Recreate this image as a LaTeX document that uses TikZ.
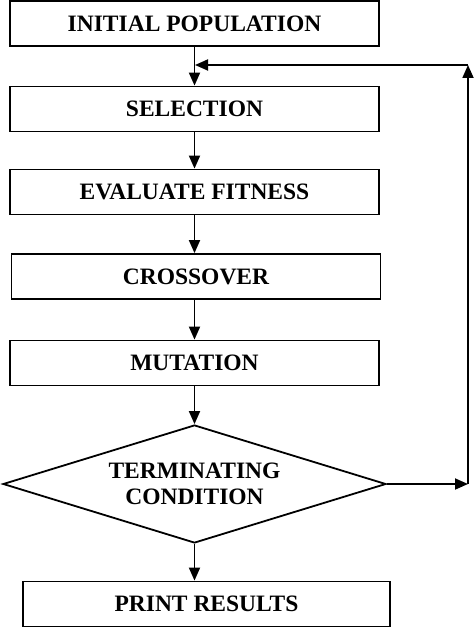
\documentclass[tikz,border=0pt]{standalone}
\usepackage{fontspec}
\setmainfont{Liberation Serif}
\usetikzlibrary{shapes.geometric,arrows.meta}
\begin{document}
\begin{tikzpicture}[x=1pt,y=-1pt,
  box/.style={draw,line width=1.8pt,rectangle,inner sep=0pt,minimum width=369pt,minimum height=45pt,font=\fontsize{23.5}{26}\selectfont\bfseries},
  dec/.style={draw,line width=1.8pt,diamond,aspect=3.25,inner sep=0pt,minimum width=383pt,minimum height=118pt,align=center,font=\fontsize{23.5}{25.5}\selectfont\bfseries},
  arr/.style={line width=1.8pt,-{Triangle[length=13pt,width=11pt]}}]
\useasboundingbox (0,0) rectangle (474,628);
\node[box] (init) at (194.5,23.5) {INITIAL POPULATION};
\node[box] (sel) at (194.5,109) {SELECTION};
\node[box] (eval) at (194.5,192) {EVALUATE FITNESS};
\node[box] (cross) at (196,276.5) {CROSSOVER};
\node[box] (mut) at (194.5,363) {MUTATION};
\node[dec] (cond) at (194.5,484) {TERMINATING\\CONDITION};
\node[box,minimum width=367pt] (print) at (206.5,604) {PRINT RESULTS};
\coordinate (fbR) at (468,484);
\coordinate (fbT) at (468,65);
\coordinate (fbL) at (195,65);
\draw[arr] (init.south -| sel.north) -- (sel.north);
\draw[arr] (sel.south) -- (eval.north);
\draw[arr] (eval.south) -- (eval.south |- cross.north);
\draw[arr] (eval.south |- cross.south) -- (mut.north);
\draw[arr] (mut.south) -- (cond.north);
\draw[arr] (cond.south) -- (cond.south |- print.north);
\draw[arr] (cond.east) -- (fbR);
\draw[arr] (fbR) -- (fbT);
\draw[arr] (fbT) -- (fbL);
\end{tikzpicture}
\end{document}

EXERCISE INSTRUCTIONS: Omit each picture, then return all of the listing exactly as it stands.

THE REPLY:
Recreate this image as a LaTeX document that uses TikZ.
\documentclass[tikz,border=0pt]{standalone}
\usepackage{fontspec}
\setmainfont{Liberation Serif}
\usetikzlibrary{shapes.geometric,arrows.meta}
\begin{document}
\begin{tikzpicture}[x=1pt,y=-1pt,
  box/.style={draw,line width=1.8pt,rectangle,inner sep=0pt,minimum width=369pt,minimum height=45pt,font=\fontsize{23.5}{26}\selectfont\bfseries},
  dec/.style={draw,line width=1.8pt,diamond,aspect=3.25,inner sep=0pt,minimum width=383pt,minimum height=118pt,align=center,font=\fontsize{23.5}{25.5}\selectfont\bfseries},
  arr/.style={line width=1.8pt,-{Triangle[length=13pt,width=11pt]}}]
\useasboundingbox (0,0) rectangle (474,628);
\node[box] (init) at (194.5,23.5) {INITIAL POPULATION};
\node[box] (sel) at (194.5,109) {SELECTION};
\node[box] (eval) at (194.5,192) {EVALUATE FITNESS};
\node[box] (cross) at (196,276.5) {CROSSOVER};
\node[box] (mut) at (194.5,363) {MUTATION};
\node[dec] (cond) at (194.5,484) {TERMINATING\\CONDITION};
\node[box,minimum width=367pt] (print) at (206.5,604) {PRINT RESULTS};
\coordinate (fbR) at (468,484);
\coordinate (fbT) at (468,65);
\coordinate (fbL) at (195,65);
\draw[arr] (init.south -| sel.north) -- (sel.north);
\draw[arr] (sel.south) -- (eval.north);
\draw[arr] (eval.south) -- (eval.south |- cross.north);
\draw[arr] (eval.south |- cross.south) -- (mut.north);
\draw[arr] (mut.south) -- (cond.north);
\draw[arr] (cond.south) -- (cond.south |- print.north);
\draw[arr] (cond.east) -- (fbR);
\draw[arr] (fbR) -- (fbT);
\draw[arr] (fbT) -- (fbL);
\end{tikzpicture}
\end{document}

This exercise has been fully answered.